▸ What is expected: Each line containing the word "this" needs to be copied.

▸ Available records:
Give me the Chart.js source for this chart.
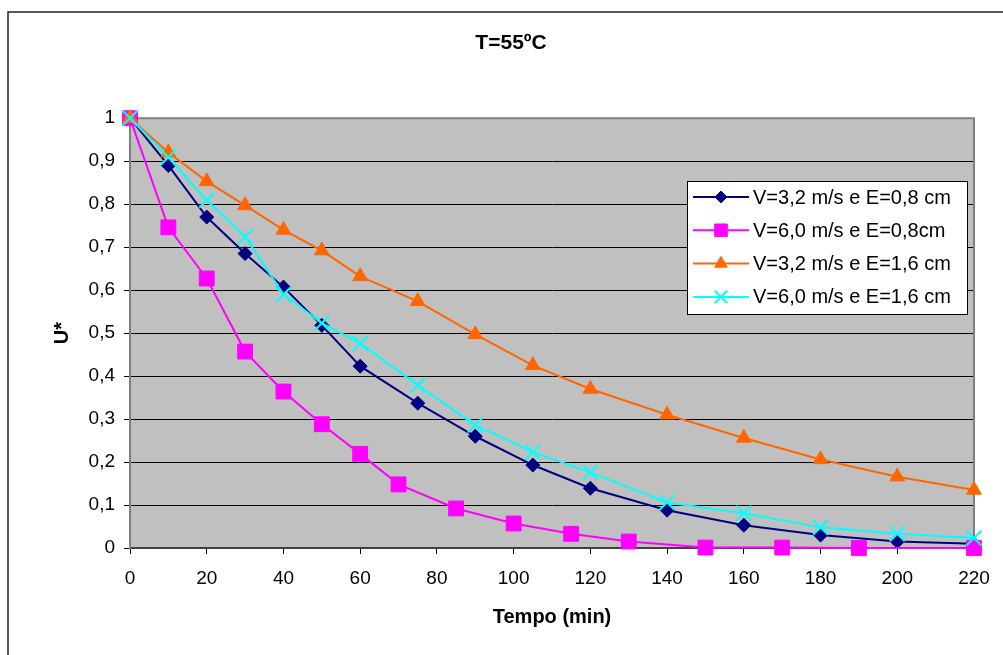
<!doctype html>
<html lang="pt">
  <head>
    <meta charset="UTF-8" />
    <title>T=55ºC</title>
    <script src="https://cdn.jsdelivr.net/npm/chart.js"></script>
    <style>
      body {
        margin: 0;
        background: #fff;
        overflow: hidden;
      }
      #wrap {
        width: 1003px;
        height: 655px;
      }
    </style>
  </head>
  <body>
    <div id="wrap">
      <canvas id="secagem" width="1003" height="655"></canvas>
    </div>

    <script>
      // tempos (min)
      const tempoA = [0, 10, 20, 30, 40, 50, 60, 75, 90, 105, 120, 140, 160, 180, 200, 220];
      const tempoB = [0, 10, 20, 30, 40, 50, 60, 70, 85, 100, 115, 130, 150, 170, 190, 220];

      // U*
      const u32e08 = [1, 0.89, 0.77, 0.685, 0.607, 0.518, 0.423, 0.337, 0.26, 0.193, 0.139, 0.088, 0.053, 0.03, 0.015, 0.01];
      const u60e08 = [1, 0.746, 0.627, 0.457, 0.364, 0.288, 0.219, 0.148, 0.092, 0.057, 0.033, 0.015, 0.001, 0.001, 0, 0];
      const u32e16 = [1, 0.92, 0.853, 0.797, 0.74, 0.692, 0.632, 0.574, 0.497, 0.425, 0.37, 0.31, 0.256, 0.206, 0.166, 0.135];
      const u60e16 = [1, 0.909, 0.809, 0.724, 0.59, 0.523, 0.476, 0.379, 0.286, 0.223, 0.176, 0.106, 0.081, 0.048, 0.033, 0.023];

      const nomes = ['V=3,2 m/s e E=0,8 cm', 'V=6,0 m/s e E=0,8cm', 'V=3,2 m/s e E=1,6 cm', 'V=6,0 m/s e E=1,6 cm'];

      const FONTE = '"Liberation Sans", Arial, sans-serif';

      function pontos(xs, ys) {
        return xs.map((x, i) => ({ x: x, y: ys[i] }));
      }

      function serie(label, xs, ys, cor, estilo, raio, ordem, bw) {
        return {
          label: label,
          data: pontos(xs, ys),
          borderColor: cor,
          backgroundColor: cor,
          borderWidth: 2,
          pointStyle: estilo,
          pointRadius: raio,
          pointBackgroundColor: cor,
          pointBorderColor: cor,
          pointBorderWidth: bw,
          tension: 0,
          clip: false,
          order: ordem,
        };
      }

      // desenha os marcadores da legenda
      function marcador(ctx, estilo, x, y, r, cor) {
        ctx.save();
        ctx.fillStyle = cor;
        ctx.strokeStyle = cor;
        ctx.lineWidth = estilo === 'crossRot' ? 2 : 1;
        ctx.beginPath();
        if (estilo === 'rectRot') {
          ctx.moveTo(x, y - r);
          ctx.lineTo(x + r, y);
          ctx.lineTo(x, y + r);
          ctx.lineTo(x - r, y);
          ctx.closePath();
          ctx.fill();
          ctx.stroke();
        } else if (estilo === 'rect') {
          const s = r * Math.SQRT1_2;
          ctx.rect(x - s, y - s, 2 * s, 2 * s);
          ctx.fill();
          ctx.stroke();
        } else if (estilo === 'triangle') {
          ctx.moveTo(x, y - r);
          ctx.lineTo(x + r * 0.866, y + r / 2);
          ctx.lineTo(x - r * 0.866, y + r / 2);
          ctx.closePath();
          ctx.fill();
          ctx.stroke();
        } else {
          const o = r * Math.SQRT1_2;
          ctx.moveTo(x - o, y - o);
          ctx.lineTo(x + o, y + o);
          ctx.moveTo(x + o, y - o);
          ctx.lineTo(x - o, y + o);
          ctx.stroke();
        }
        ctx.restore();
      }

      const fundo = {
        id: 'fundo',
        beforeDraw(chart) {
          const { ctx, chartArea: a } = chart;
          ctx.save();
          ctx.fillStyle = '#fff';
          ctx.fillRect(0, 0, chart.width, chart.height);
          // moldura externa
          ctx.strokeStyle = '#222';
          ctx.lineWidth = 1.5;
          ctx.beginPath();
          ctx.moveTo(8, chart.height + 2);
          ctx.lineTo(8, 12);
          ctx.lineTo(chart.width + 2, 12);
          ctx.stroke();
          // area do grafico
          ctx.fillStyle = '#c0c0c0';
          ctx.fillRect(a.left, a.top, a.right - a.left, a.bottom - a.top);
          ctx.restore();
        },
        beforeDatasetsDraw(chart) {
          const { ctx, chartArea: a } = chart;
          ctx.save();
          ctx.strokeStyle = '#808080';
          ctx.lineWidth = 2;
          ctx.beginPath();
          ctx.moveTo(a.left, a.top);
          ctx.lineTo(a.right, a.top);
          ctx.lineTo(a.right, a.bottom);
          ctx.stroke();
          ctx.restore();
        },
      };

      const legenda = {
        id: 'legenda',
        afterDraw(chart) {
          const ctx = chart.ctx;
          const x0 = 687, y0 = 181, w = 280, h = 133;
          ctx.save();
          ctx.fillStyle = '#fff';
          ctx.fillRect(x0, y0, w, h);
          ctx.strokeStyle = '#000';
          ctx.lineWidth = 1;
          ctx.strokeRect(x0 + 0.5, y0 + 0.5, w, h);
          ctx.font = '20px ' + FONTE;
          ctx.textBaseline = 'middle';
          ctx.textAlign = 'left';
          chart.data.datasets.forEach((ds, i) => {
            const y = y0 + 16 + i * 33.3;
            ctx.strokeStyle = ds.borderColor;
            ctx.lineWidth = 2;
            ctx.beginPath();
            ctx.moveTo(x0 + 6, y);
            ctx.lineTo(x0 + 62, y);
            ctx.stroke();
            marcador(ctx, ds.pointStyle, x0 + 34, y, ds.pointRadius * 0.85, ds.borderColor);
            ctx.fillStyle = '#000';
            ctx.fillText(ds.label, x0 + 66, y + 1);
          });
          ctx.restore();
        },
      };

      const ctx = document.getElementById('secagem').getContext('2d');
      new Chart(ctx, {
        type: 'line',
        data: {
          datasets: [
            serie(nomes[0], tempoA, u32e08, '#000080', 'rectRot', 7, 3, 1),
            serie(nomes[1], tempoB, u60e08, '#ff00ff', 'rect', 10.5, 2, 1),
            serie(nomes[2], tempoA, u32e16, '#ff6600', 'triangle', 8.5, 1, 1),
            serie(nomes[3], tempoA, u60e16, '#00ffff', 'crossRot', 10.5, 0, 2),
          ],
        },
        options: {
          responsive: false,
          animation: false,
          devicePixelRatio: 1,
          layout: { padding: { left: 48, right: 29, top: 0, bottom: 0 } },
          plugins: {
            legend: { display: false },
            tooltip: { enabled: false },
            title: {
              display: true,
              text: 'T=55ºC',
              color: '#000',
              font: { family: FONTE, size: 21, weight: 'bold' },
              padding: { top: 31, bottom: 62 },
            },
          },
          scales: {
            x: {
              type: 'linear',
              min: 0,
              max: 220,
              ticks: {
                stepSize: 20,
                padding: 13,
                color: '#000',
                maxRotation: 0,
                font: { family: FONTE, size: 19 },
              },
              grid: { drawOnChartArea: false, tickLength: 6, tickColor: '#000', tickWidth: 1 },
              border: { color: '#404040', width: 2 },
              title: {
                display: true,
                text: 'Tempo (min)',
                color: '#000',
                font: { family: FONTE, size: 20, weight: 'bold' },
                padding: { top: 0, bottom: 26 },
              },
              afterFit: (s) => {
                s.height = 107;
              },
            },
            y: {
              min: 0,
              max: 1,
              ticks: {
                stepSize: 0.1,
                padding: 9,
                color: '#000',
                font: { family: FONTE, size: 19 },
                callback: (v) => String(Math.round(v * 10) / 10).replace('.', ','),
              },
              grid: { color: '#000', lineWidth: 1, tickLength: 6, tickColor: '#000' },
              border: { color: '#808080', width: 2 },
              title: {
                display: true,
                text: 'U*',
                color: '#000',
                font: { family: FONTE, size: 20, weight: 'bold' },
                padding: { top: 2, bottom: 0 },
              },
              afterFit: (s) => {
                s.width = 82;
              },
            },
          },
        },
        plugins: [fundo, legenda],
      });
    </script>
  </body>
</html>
...
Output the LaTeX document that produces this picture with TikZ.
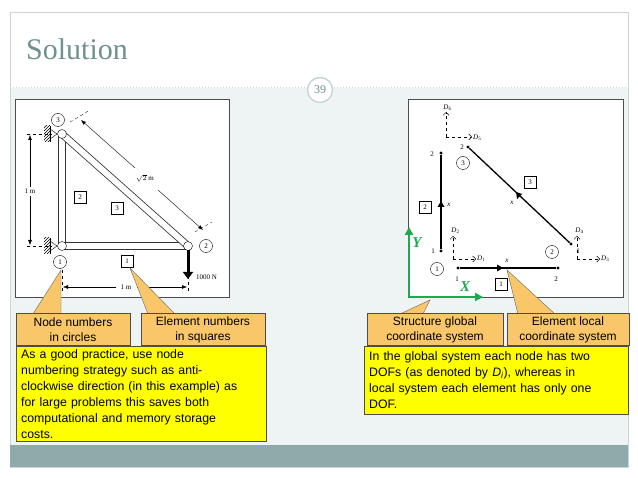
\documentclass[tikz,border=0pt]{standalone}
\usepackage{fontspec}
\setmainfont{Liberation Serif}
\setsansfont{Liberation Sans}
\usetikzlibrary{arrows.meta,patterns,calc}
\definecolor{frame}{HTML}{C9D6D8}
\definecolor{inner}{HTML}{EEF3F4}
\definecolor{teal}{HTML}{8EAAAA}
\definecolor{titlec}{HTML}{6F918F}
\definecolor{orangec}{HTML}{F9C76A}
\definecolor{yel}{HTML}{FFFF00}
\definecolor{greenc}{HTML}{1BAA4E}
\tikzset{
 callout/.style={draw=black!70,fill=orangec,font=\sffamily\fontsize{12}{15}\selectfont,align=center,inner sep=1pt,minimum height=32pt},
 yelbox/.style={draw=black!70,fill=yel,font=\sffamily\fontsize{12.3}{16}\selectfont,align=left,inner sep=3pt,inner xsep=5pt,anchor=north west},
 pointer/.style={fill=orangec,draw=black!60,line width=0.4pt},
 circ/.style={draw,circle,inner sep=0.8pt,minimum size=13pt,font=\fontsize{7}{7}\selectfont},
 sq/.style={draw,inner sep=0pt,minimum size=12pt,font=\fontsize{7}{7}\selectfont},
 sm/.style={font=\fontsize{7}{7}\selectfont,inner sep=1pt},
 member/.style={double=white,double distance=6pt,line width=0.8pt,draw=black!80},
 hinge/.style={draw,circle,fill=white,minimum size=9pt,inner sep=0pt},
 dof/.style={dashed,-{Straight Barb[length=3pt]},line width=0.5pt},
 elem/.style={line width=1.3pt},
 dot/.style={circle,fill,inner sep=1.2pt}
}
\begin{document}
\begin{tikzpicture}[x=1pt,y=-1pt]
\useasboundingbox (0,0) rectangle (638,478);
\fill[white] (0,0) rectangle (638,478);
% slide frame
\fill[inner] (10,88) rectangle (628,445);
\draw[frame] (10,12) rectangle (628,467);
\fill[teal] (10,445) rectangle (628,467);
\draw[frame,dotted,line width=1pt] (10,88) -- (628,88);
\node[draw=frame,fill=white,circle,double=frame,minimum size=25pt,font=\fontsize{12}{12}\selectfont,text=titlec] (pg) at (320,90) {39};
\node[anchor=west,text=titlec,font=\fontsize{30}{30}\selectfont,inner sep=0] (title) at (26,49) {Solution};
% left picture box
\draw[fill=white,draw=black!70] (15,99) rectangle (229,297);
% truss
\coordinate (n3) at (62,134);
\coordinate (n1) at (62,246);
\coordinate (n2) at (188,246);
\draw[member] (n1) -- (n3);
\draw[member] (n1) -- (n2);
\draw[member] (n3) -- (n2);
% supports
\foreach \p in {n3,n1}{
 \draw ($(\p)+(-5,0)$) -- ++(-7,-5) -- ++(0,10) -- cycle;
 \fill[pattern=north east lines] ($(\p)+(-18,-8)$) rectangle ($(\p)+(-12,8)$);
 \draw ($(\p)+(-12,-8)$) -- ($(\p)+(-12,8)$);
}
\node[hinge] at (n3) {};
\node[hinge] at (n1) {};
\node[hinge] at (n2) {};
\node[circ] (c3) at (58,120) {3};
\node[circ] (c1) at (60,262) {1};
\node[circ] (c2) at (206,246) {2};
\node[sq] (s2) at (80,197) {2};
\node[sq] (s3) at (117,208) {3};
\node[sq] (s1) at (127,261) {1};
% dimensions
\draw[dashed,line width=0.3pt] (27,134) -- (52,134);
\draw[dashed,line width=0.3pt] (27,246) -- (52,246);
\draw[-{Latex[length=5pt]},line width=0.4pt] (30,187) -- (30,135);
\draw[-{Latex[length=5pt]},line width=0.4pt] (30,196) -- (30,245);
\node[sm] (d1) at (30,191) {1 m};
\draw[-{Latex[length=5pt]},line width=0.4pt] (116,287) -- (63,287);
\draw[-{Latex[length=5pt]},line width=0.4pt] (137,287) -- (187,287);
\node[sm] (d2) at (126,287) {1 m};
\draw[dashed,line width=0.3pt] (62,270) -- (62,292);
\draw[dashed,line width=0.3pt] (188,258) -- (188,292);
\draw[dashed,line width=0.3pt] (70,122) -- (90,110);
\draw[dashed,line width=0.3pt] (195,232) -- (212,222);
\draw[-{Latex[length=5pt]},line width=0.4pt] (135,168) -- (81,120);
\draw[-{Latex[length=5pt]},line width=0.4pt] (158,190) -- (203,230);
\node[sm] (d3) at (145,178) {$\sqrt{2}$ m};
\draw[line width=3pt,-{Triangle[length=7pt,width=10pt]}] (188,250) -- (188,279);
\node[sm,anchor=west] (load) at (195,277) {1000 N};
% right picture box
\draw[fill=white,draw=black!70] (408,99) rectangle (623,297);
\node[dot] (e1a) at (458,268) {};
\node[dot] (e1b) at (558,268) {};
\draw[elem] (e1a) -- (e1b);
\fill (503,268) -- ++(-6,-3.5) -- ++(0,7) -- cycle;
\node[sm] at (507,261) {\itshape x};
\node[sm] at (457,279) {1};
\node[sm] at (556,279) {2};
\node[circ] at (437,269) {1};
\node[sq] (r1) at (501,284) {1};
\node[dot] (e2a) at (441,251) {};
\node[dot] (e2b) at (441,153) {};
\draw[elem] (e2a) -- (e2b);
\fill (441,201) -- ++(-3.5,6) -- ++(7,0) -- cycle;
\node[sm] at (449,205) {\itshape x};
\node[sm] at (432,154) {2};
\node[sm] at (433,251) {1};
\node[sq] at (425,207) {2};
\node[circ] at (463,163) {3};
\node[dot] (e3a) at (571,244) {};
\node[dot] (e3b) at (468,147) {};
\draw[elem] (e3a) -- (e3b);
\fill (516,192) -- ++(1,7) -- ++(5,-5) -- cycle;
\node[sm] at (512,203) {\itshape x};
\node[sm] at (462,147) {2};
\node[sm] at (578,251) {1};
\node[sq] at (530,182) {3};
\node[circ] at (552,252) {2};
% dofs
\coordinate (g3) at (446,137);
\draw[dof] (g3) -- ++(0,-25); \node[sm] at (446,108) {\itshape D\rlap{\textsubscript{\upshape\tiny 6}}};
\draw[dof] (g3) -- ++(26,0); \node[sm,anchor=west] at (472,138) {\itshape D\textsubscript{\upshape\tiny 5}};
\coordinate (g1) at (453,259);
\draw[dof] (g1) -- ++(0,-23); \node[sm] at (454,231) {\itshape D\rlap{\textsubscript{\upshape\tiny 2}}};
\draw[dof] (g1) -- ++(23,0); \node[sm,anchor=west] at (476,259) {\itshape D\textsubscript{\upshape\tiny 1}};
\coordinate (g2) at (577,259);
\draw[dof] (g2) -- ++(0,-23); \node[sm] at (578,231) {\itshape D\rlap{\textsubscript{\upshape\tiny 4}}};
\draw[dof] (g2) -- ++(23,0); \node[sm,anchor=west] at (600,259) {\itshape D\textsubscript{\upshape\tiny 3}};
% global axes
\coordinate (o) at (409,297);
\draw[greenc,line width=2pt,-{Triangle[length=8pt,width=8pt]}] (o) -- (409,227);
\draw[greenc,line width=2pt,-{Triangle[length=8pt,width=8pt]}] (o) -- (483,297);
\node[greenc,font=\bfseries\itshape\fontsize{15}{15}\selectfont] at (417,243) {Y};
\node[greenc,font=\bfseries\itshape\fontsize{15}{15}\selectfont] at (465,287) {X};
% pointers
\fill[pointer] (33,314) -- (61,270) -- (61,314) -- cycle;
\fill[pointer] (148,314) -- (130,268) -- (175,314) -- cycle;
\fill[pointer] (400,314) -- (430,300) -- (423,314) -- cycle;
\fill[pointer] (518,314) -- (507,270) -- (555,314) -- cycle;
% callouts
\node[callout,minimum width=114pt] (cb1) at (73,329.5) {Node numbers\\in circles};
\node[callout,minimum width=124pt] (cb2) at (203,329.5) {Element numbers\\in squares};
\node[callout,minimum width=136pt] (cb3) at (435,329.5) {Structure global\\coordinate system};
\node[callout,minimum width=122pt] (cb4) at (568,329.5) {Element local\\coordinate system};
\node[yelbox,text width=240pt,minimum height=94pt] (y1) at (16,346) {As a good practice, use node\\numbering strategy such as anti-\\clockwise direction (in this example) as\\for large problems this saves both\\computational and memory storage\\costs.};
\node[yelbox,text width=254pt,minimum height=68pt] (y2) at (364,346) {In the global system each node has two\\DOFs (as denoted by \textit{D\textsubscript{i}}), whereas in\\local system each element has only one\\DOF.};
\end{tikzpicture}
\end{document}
--
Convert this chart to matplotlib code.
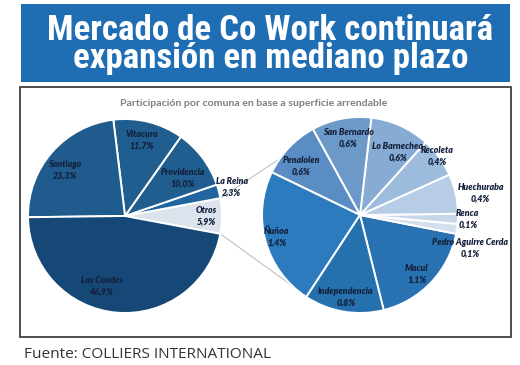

▸ Result of the exercise:
Give me the Chart.js source for this chart.
Output the LaTeX document that produces this picture with TikZ.
\node[yelbox,text width=240pt,minimum height=94pt] (y1) at (16,346) {As a good practice, use node\\numbering strategy such as anti-\\clockwise direction (in this example) as\\for large problems this saves both\\computational and memory storage\\costs.};
Convert this chart to matplotlib code.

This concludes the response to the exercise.